Major Questions Doctrine Consideration
The court's reasoning also addressed the implications of the major questions doctrine, which requires clarity from Congress when an agency seeks to regulate matters of significant economic and political importance. The court recognized that the FTC's rule implicated a substantial portion of the economy, affecting approximately 30 million workers, thus triggering the need for clear congressional authorization. The court expressed skepticism about whether the FTC's interpretation of its authority under Section 6(g) sufficiently met the requirements of the major questions doctrine, given the breadth and scope of the new rule. It pointed out that the FTC had never previously exercised such a wide-ranging regulatory power regarding non-compete clauses, which further indicated a lack of clear legislative intent to confer such authority.

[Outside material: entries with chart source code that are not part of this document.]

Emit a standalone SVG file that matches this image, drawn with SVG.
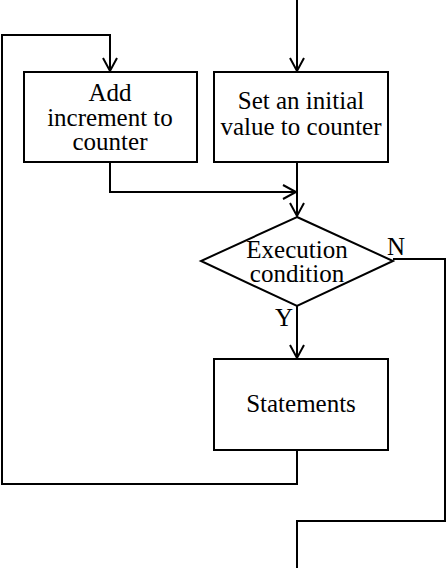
<svg xmlns="http://www.w3.org/2000/svg" width="447" height="568" viewBox="0 0 447 568">
<style>
.box{fill:#fff;stroke:#000;stroke-width:2}
.ln{fill:none;stroke:#000;stroke-width:2}
.ah{fill:none;stroke:#000;stroke-width:2}
text{font-family:"Liberation Serif","Times New Roman",serif;font-size:25px;fill:#000;text-anchor:middle}
</style>
<rect width="447" height="568" fill="#fff"/>
<g id="connectors">
<path class="ln" d="M297,0 V71"/>
<path class="ah" d="M290,58 L297,71 L304,58"/>
<path class="ln" d="M297,163 V216"/>
<path class="ah" d="M290,203 L297,216 L304,203"/>
<path class="ln" d="M110,163 V192 H296"/>
<path class="ah" d="M283,185 L296,192 L283,199"/>
<path class="ln" d="M297,306 V358"/>
<path class="ah" d="M290,345 L297,358 L304,345"/>
<path class="ln" d="M297,450 V484 H2 V35 H110 V71"/>
<path class="ah" d="M103,58 L110,71 L117,58"/>
<path class="ln" d="M393,259 H445 V521 H297 V568"/>
<text x="396" y="255">N</text>
<text x="284" y="326">Y</text>
</g>
<g id="add">
<rect class="box" x="24" y="72" width="173" height="90"/>
<text x="110" y="101">Add</text>
<text x="110" y="126">increment to</text>
<text x="110" y="150">counter</text>
</g>
<g id="init">
<rect class="box" x="214" y="72" width="174" height="90"/>
<text x="301" y="109">Set an initial</text>
<text x="301" y="135">value to counter</text>
</g>
<g id="cond">
<path class="box" d="M297,217 L393,261 L297,306 L201,261 Z"/>
<text x="297" y="258">Execution</text>
<text x="297" y="282">condition</text>
</g>
<g id="stmts">
<rect class="box" x="214" y="359" width="174" height="91"/>
<text x="301" y="412">Statements</text>
</g>
</svg>
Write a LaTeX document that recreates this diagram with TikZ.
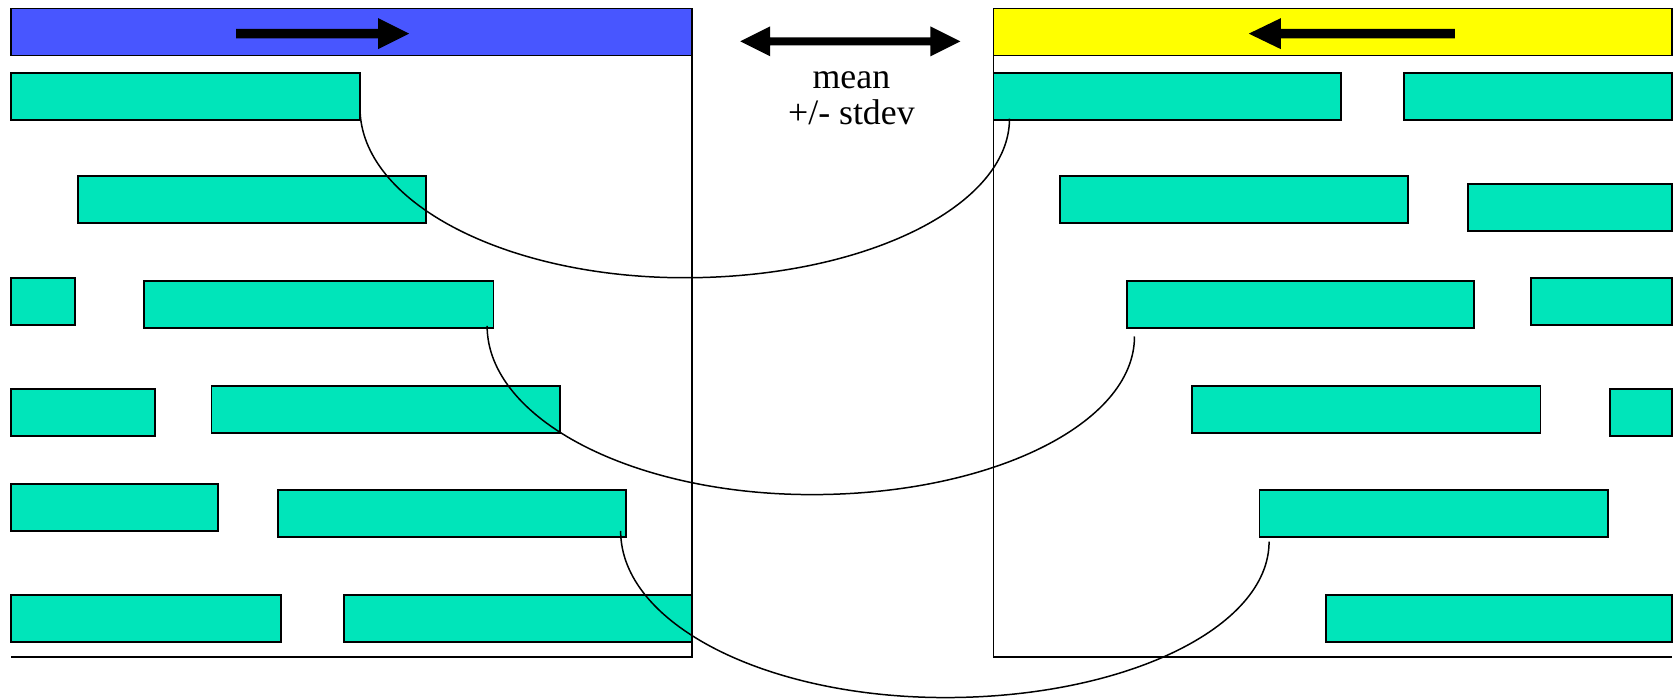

In this context, the court found that the plaintiff's challenge to the FTC's rule was grounded in plausible legal arguments that warranted serious consideration.
Conclusion and Grant of Preliminary Injunction
In conclusion, the court granted the plaintiff's motion for a preliminary injunction, enjoining the FTC from enforcing its non-compete rule against Properties of the Villages, Inc. The decision reflected a thorough analysis of the statutory authority of the FTC, the likelihood of irreparable harm to the plaintiff, and the broader implications of the rule on economic regulation and public interest. The court's ruling indicated that it would require further examination of the FTC's authority in the context of the claims presented by the plaintiff. Ultimately, the court's findings underscored the importance of ensuring that administrative agencies operate within the bounds of their statutory authority, particularly when their actions have far-reaching economic consequences. The injunction was limited to the plaintiff and did not grant a stay of the rule on a nationwide basis, indicating a targeted approach to the legal challenges raised.